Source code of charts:

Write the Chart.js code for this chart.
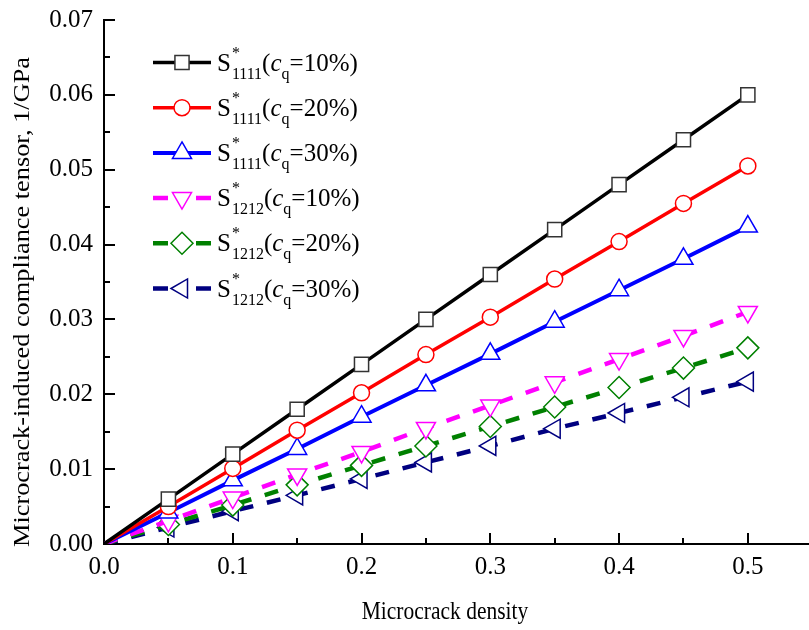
<!DOCTYPE html>
<html>
<head>
<meta charset="utf-8">
<script src="https://cdn.jsdelivr.net/npm/chart.js@4/dist/chart.umd.min.js"></script>
<style>
html,body{margin:0;padding:0;background:#fff;}
#wrap{width:809px;height:630px;}
</style>
</head>
<body>
<div id="wrap"><canvas id="c" width="809" height="630"></canvas></div>
<script>
// ---- data ----
const densities = [0, 0.05, 0.10, 0.15, 0.20, 0.25, 0.30, 0.35, 0.40, 0.45, 0.50];
const s1111_10 = [0, 0.0060, 0.0120, 0.0180, 0.0240, 0.0300, 0.0360, 0.0420, 0.0480, 0.0540, 0.0600];
const s1111_20 = [0, 0.0050, 0.0101, 0.0152, 0.0202, 0.0253, 0.0303, 0.0354, 0.0404, 0.0455, 0.0505];
const s1111_30 = [0, 0.0042, 0.0085, 0.0127, 0.0170, 0.0212, 0.0254, 0.0297, 0.0339, 0.0381, 0.0424];
const s1212_10 = [0, 0.0031, 0.0062, 0.0093, 0.0123, 0.0155, 0.0185, 0.0216, 0.0247, 0.0278, 0.0310];
const s1212_20 = [0, 0.0026, 0.0052, 0.0079, 0.0105, 0.0131, 0.0157, 0.0183, 0.0209, 0.0235, 0.0262];
const s1212_30 = [0, 0.0022, 0.0044, 0.0065, 0.0087, 0.0109, 0.0131, 0.0154, 0.0175, 0.0196, 0.0217];

const seriesSubscripts = ['1111', '1111', '1111', '1212', '1212', '1212'];
const seriesContents = ['10%', '20%', '30%', '10%', '20%', '30%'];
const xTickValues = [0, 0.1, 0.2, 0.3, 0.4, 0.5];
const yTickValues = [0, 0.01, 0.02, 0.03, 0.04, 0.05, 0.06, 0.07];
const xTitle = 'Microcrack density';
const yTitle = 'Microcrack-induced compliance tensor, 1/GPa';

const allSeries = [s1111_10, s1111_20, s1111_30, s1212_10, s1212_20, s1212_30];
const colors = ['#000000', '#ff0000', '#0000ff', '#ff00ff', '#008000', '#000080'];
const styles = [
  {pointStyle: 'rect', radius: 10, rotation: 0, dashed: false, lw: 3.5},
  {pointStyle: 'circle', radius: 8, rotation: 0, dashed: false, lw: 3.5},
  {pointStyle: 'triangle', radius: 11, rotation: 0, dashed: false, lw: 4},
  {pointStyle: 'triangle', radius: 11, rotation: 180, dashed: true, lw: 4.5},
  {pointStyle: 'rectRot', radius: 11, rotation: 0, dashed: true, lw: 4.5},
  {pointStyle: 'triangle', radius: 11, rotation: 270, dashed: true, lw: 4.5}
];
const SERIF = '"Liberation Serif", "Times New Roman", serif';

const datasets = allSeries.map((vals, i) => ({
  label: 'S*' + seriesSubscripts[i] + '(cq=' + seriesContents[i] + ')',
  data: densities.map((d, k) => ({x: d, y: vals[k]})),
  borderColor: colors[i],
  backgroundColor: '#ffffff',
  borderWidth: styles[i].lw,
  borderDash: styles[i].dashed ? [14, 14] : [],
  pointStyle: styles[i].pointStyle,
  pointRotation: styles[i].rotation,
  pointRadius: densities.map((d) => d === 0 ? 0 : styles[i].radius),
  pointBorderColor: i === 0 ? '#333333' : colors[i],
  pointBackgroundColor: '#ffffff',
  pointBorderWidth: 1.5,
  pointHoverRadius: styles[i].radius,
  tension: 0,
  fill: false
}));

function drawMarker(ctx, st, color, x, y) {
  ctx.save();
  ctx.strokeStyle = color;
  ctx.fillStyle = '#ffffff';
  ctx.lineWidth = 1.5;
  ctx.setLineDash([]);
  Chart.helpers.drawPoint(ctx, {pointStyle: st.pointStyle, rotation: st.rotation, radius: st.radius, borderWidth: 1.5}, x, y);
  ctx.restore();
}

const decorPlugin = {
  id: 'decor',
  afterDraw(chart) {
    const ctx = chart.ctx;
    const xs = chart.scales.x, ys = chart.scales.y;
    const left = chart.chartArea.left, bottom = chart.chartArea.bottom;
    ctx.save();
    ctx.strokeStyle = '#000';
    ctx.lineWidth = 2;
    ctx.setLineDash([]);
    // inward ticks (major at labelled values, minor half-way)
    for (let k = 1; k <= 10; k++) {
      const px = Math.round(xs.getPixelForValue(k * 0.05));
      const len = k % 2 === 0 ? 11 : 6;
      ctx.beginPath(); ctx.moveTo(px, bottom); ctx.lineTo(px, bottom - len); ctx.stroke();
    }
    for (let k = 1; k <= 14; k++) {
      const py = Math.round(ys.getPixelForValue(k * 0.005));
      const len = k % 2 === 0 ? 11 : 6;
      ctx.beginPath(); ctx.moveTo(left, py); ctx.lineTo(left + len, py); ctx.stroke();
    }
    ctx.fillStyle = '#000';
    // x axis title
    ctx.save();
    ctx.font = '21.5px ' + SERIF;
    ctx.textAlign = 'center';
    ctx.textBaseline = 'alphabetic';
    ctx.translate(445, 619);
    ctx.scale(1, 1.2);
    ctx.fillText(xTitle, 0, 0);
    ctx.restore();
    // y axis title
    ctx.save();
    ctx.font = '24px ' + SERIF;
    const yw = ctx.measureText(yTitle).width;
    ctx.textAlign = 'center';
    ctx.textBaseline = 'alphabetic';
    ctx.translate(29, 302);
    ctx.rotate(-Math.PI / 2);
    ctx.scale(490 / yw, 1);
    ctx.fillText(yTitle, 0, 0);
    ctx.restore();

    // legend
    const lx0 = 153, lx1 = 211, mx = 182, tx = 217;
    for (let i = 0; i < allSeries.length; i++) {
      const y = 62.5 + i * 45.2;
      const st = styles[i];
      ctx.strokeStyle = colors[i];
      ctx.lineWidth = st.lw;
      ctx.lineCap = 'butt';
      ctx.beginPath();
      if (st.dashed) {
        ctx.moveTo(lx0, y); ctx.lineTo(lx0 + 15, y);
        ctx.moveTo(lx1 - 15, y); ctx.lineTo(lx1, y);
      } else {
        ctx.moveTo(lx0, y); ctx.lineTo(lx1, y);
      }
      ctx.stroke();
      drawMarker(ctx, st, i === 0 ? '#333333' : colors[i], mx, y);

      const B = y + 8;
      let x = tx;
      ctx.fillStyle = '#000';
      ctx.textAlign = 'left';
      ctx.font = '25px ' + SERIF;
      ctx.fillText('S', x, B);
      x += ctx.measureText('S').width + 1;
      ctx.font = '16px ' + SERIF;
      ctx.fillText('*', x, B - 13);
      ctx.fillText(seriesSubscripts[i], x, B + 8);
      x += ctx.measureText(seriesSubscripts[i]).width;
      ctx.font = '25px ' + SERIF;
      ctx.fillText('(', x, B);
      x += ctx.measureText('(').width;
      ctx.font = 'italic 25px ' + SERIF;
      ctx.fillText('c', x, B);
      x += ctx.measureText('c').width;
      ctx.font = '16px ' + SERIF;
      ctx.fillText('q', x, B + 8);
      x += ctx.measureText('q').width;
      ctx.font = '25px ' + SERIF;
      ctx.fillText('=' + seriesContents[i] + ')', x, B);
    }
    ctx.restore();
  }
};

new Chart(document.getElementById('c'), {
  type: 'line',
  data: {datasets},
  plugins: [decorPlugin],
  options: {
    responsive: false,
    animation: false,
    devicePixelRatio: 1,
    layout: {autoPadding: false, padding: {left: 0, top: 20, right: 0, bottom: 0}},
    plugins: {legend: {display: false}, tooltip: {enabled: false}},
    scales: {
      x: {
        type: 'linear',
        min: 0,
        max: 0.5475,
        afterBuildTicks: (s) => { s.ticks = xTickValues.map(v => ({value: v})); },
        afterFit: (s) => { s.height = 86; s.paddingRight = 0; s.paddingLeft = 0; },
        ticks: {
          callback: (v) => Number(v).toFixed(1),
          font: {family: SERIF, size: 25},
          color: '#000',
          padding: 8,
          maxRotation: 0,
          autoSkip: false
        },
        grid: {display: false, drawTicks: false},
        border: {display: true, color: '#000', width: 2}
      },
      y: {
        type: 'linear',
        min: 0,
        max: 0.07,
        afterBuildTicks: (s) => { s.ticks = yTickValues.map(v => ({value: v})); },
        afterFit: (s) => { s.width = 104; s.paddingTop = 0; s.paddingBottom = 0; },
        ticks: {
          callback: (v) => Number(v).toFixed(2),
          font: {family: SERIF, size: 25},
          color: '#000',
          padding: 11,
          autoSkip: false
        },
        title: {display: false},
        grid: {display: false, drawTicks: false},
        border: {display: true, color: '#000', width: 2}
      }
    }
  }
});
</script>
</body>
</html>
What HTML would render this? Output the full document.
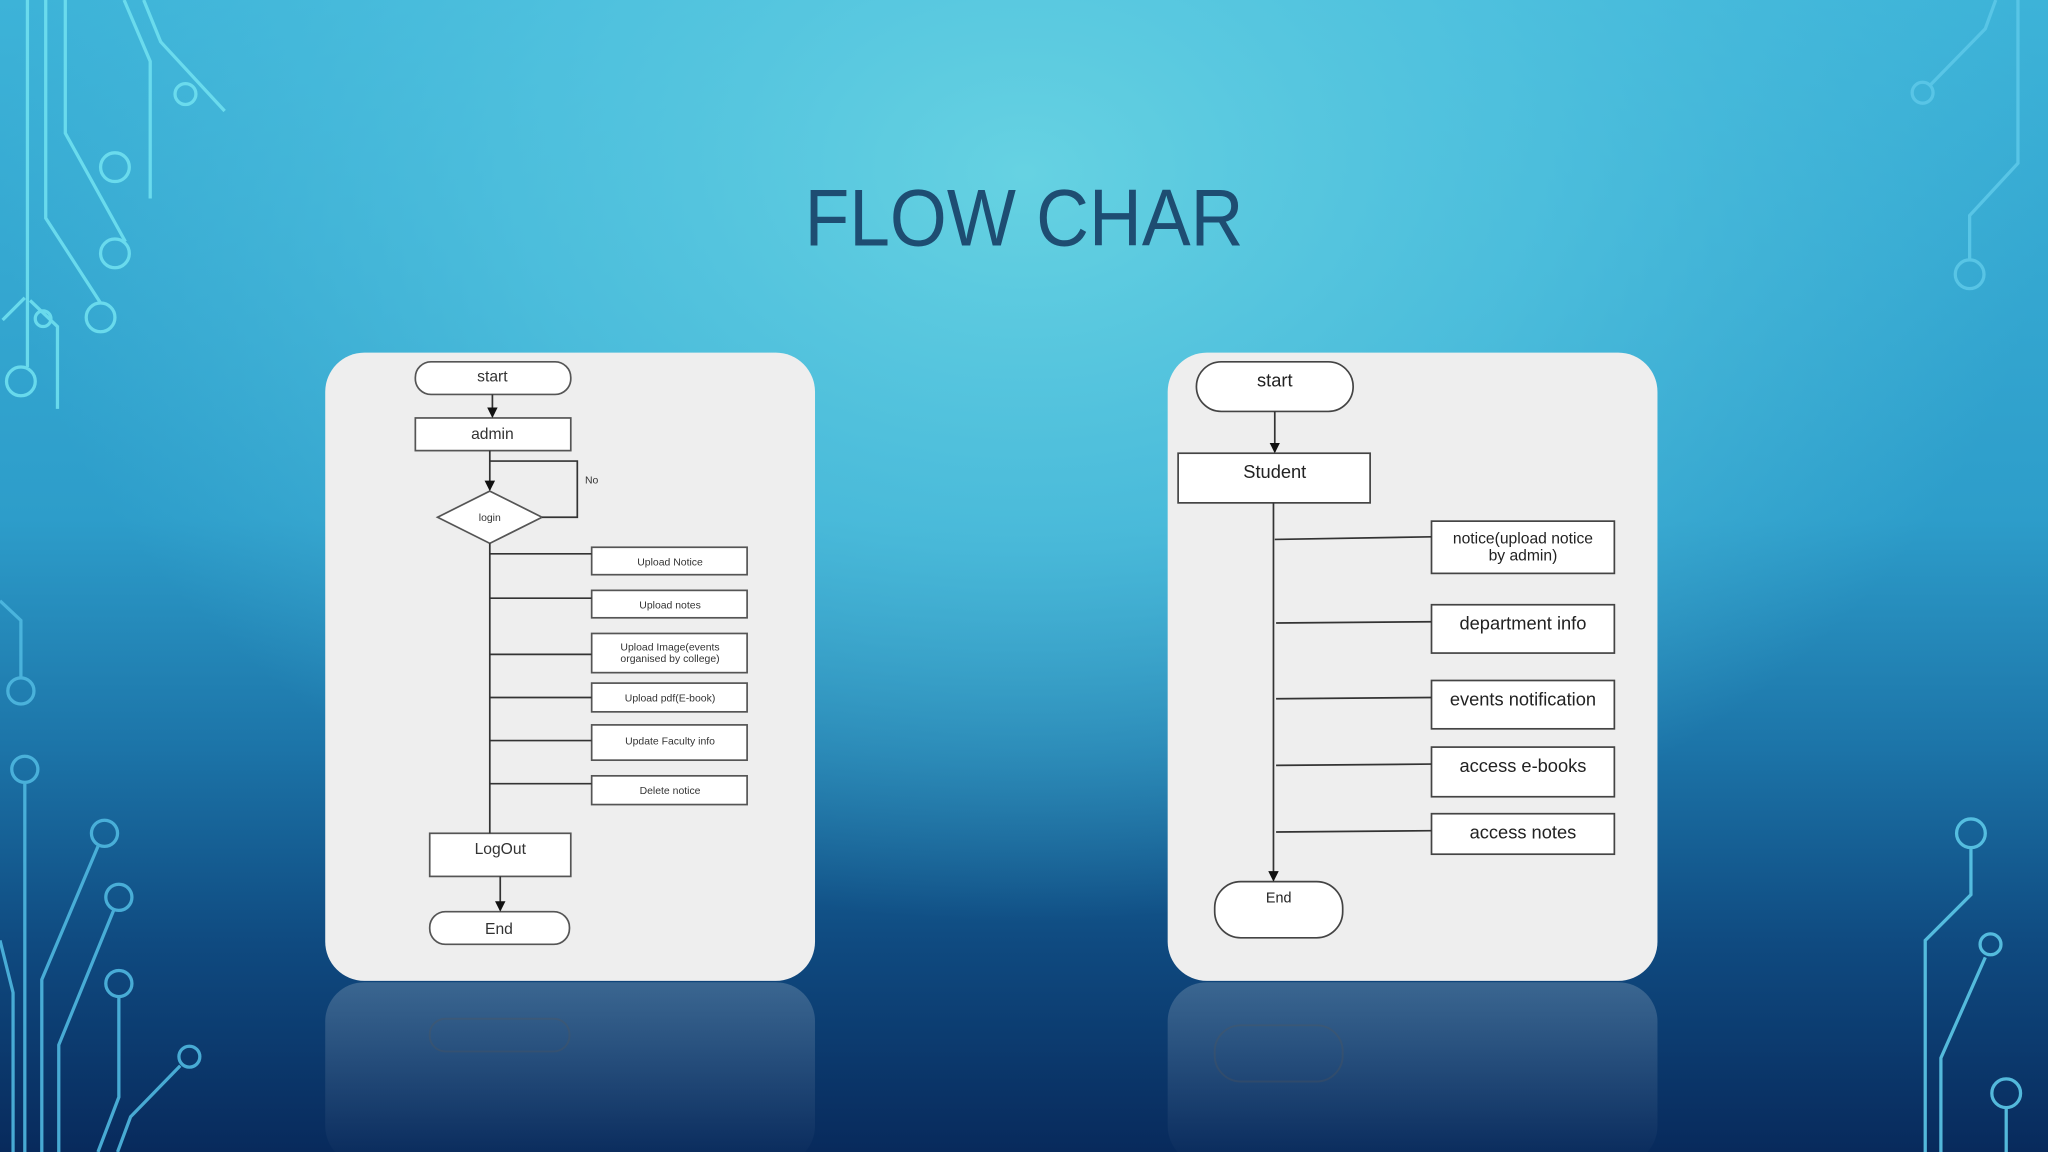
<!DOCTYPE html>
<html><head><meta charset="utf-8"><style>
html,body{margin:0;padding:0;width:2048px;height:1152px;overflow:hidden;background:#1a6a9a}
svg{display:block}
</style></head><body>
<svg width="2048" height="1152" viewBox="0 0 1568 882" xmlns="http://www.w3.org/2000/svg" font-family="Liberation Sans, sans-serif">
<defs>
<linearGradient id="bgv" x1="0" y1="0" x2="0" y2="1">
<stop offset="0" stop-color="#3db3d8"/>
<stop offset="0.45" stop-color="#2d9dca"/>
<stop offset="0.65" stop-color="#1c74a8"/>
<stop offset="0.82" stop-color="#0f4a80"/>
<stop offset="1" stop-color="#082a5c"/>
</linearGradient>
<radialGradient id="hl" cx="0.5" cy="0.15" r="0.5" gradientTransform="translate(0.5 0.15) scale(1 1.3) translate(-0.5 -0.15)">
<stop offset="0" stop-color="#66d2e2" stop-opacity="1"/>
<stop offset="0.5" stop-color="#55c6e0" stop-opacity="0.7"/>
<stop offset="1" stop-color="#4fc0de" stop-opacity="0"/>
</radialGradient>
<linearGradient id="refl" x1="0" y1="0" x2="0" y2="1">
<stop offset="0" stop-color="#eeeeee" stop-opacity="0.2"/>
<stop offset="1" stop-color="#eeeeee" stop-opacity="0"/>
</linearGradient>
<marker id="ar" markerWidth="8" markerHeight="8" refX="7" refY="4" orient="auto" markerUnits="userSpaceOnUse"><path d="M0,0 L8,4 L0,8 z" fill="#111"/></marker>
</defs>
<rect width="1568" height="882" fill="url(#bgv)"/>
<rect width="1568" height="882" fill="url(#hl)"/>
<!-- circuits left -->
<g fill="none" stroke="#6fe0f0" stroke-width="2.5" opacity="0.9">
<path d="M21,0 V281"/><circle cx="16" cy="292" r="11"/>
<path d="M35,0 V167 L77,232"/><circle cx="77" cy="243" r="11"/>
<path d="M50,0 V102 L96,185"/><circle cx="88" cy="194" r="11"/>
<path d="M95,0 L115,47 V152"/><circle cx="88" cy="128" r="11"/>
<path d="M110,0 L123,32 L172,85"/><circle cx="142" cy="72" r="8"/>
<path d="M23,230 L44,250 V313"/><circle cx="33" cy="244" r="6"/>
<path d="M2,245 L19,228"/>
</g>
<g fill="none" stroke="#4fb8e0" stroke-width="2.5" opacity="0.9">
<path d="M0,460 L16,475 V518"/><circle cx="16" cy="529" r="10"/>
<path d="M19,600 V882"/><circle cx="19" cy="589" r="10"/>
<path d="M0,720 L10,760 V882"/>
<path d="M75,648 L32,750 V882"/><circle cx="80" cy="638" r="10"/>
<path d="M87,697 L45,800 V882"/><circle cx="91" cy="687" r="10"/>
<path d="M91,764 V840 L75,882"/><circle cx="91" cy="753" r="10"/>
<path d="M138,816 L100,855 L90,882"/><circle cx="145" cy="809" r="8"/>
</g>
<!-- circuits right -->
<g fill="none" stroke="#5cc8e8" stroke-width="2.5" opacity="0.9">
<path d="M1528,0 L1520,22 L1478,65"/><circle cx="1472" cy="71" r="8"/>
<path d="M1545,0 V125 L1508,165 V199"/><circle cx="1508" cy="210" r="11"/>
<path d="M1509,649 V685 L1474,720 V882"/><circle cx="1509" cy="638" r="11"/>
<path d="M1520,733 L1486,810 V882"/><circle cx="1524" cy="723" r="8"/>
<path d="M1536,848 V882"/><circle cx="1536" cy="837" r="11"/>
</g>
<!-- title -->
<text x="784" y="188" font-size="62" fill="#1e4d72" text-anchor="middle" textLength="336" lengthAdjust="spacingAndGlyphs">FLOW CHAR</text>
<!-- reflections -->
<rect x="249" y="752" width="375" height="140" rx="30" fill="url(#refl)"/>
<rect x="894" y="752" width="375" height="140" rx="30" fill="url(#refl)"/>
<g fill="none" stroke="#555" stroke-width="1.5" opacity="0.3">
<rect x="329" y="780" width="107" height="25" rx="12"/>
<rect x="930" y="785" width="98" height="43" rx="20"/>
</g>
<!-- panels -->
<rect x="249" y="270" width="375" height="481" rx="30" fill="#eeeeee"/>
<rect x="894" y="270" width="375" height="481" rx="30" fill="#eeeeee"/>
<!-- left diagram -->
<g stroke="#555" stroke-width="1.3" fill="#fff">
<rect x="318" y="277" width="119" height="25" rx="12"/>
<rect x="318" y="320" width="119" height="25"/>
<polygon points="375,376 415,396 375,416 335,396"/>
<rect x="453" y="419" width="119" height="21"/>
<rect x="453" y="452" width="119" height="21"/>
<rect x="453" y="485" width="119" height="30"/>
<rect x="453" y="523" width="119" height="22"/>
<rect x="453" y="555" width="119" height="27"/>
<rect x="453" y="594" width="119" height="22"/>
<rect x="329" y="638" width="108" height="33"/>
<rect x="329" y="698" width="107" height="25" rx="12"/>
</g>
<g stroke="#333" stroke-width="1.3" fill="none">
<path d="M377,302 V319" marker-end="url(#ar)"/>
<path d="M375,345 V375" marker-end="url(#ar)"/>
<path d="M375,353 H442 V396 H415"/>
<path d="M375,416 V638"/>
<path d="M375,424 H453 M375,458 H453 M375,501 H453 M375,534 H453 M375,567 H453 M375,600 H453"/>
<path d="M383,671 V697" marker-end="url(#ar)"/>
</g>
<g fill="#333" text-anchor="middle">
<text x="377" y="292" font-size="12">start</text>
<text x="377" y="336" font-size="12">admin</text>
<text x="375" y="399" font-size="8">login</text>
<text x="453" y="370" font-size="8">No</text>
<text x="513" y="433" font-size="8">Upload Notice</text>
<text x="513" y="466" font-size="8">Upload notes</text>
<text x="513" y="498" font-size="8">Upload Image(events</text>
<text x="513" y="507" font-size="8">organised by college)</text>
<text x="513" y="537" font-size="8">Upload pdf(E-book)</text>
<text x="513" y="570" font-size="8">Update Faculty info</text>
<text x="513" y="608" font-size="8">Delete notice</text>
<text x="383" y="654" font-size="12">LogOut</text>
<text x="382" y="715" font-size="12">End</text>
</g>
<!-- right diagram -->
<g stroke="#444" stroke-width="1.3" fill="#fff">
<rect x="916" y="277" width="120" height="38" rx="19"/>
<rect x="902" y="347" width="147" height="38"/>
<rect x="1096" y="399" width="140" height="40"/>
<rect x="1096" y="463" width="140" height="37"/>
<rect x="1096" y="521" width="140" height="37"/>
<rect x="1096" y="572" width="140" height="38"/>
<rect x="1096" y="623" width="140" height="31"/>
<rect x="930" y="675" width="98" height="43" rx="20"/>
</g>
<g stroke="#333" stroke-width="1.3" fill="none">
<path d="M976,315 V346" marker-end="url(#ar)"/>
<path d="M975,385 V674" marker-end="url(#ar)"/>
<path d="M976,413 L1096,411 M977,477 L1096,476 M977,535 L1096,534 M977,586 L1096,585 M977,637 L1096,636"/>
</g>
<g fill="#222" text-anchor="middle">
<text x="976" y="296" font-size="14">start</text>
<text x="976" y="366" font-size="14">Student</text>
<text x="1166" y="416" font-size="12">notice(upload notice</text>
<text x="1166" y="429" font-size="12">by admin)</text>
<text x="1166" y="482" font-size="14">department info</text>
<text x="1166" y="540" font-size="14">events notification</text>
<text x="1166" y="591" font-size="14">access e-books</text>
<text x="1166" y="642" font-size="14">access notes</text>
<text x="979" y="691" font-size="11">End</text>
</g>
</svg>
</body></html>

> **Written task**: Every line of the listing that holds "this" should be found and copied.

> **Result of the exercise**:
Write the Chart.js code for this chart.
What HTML would render this? Output the full document.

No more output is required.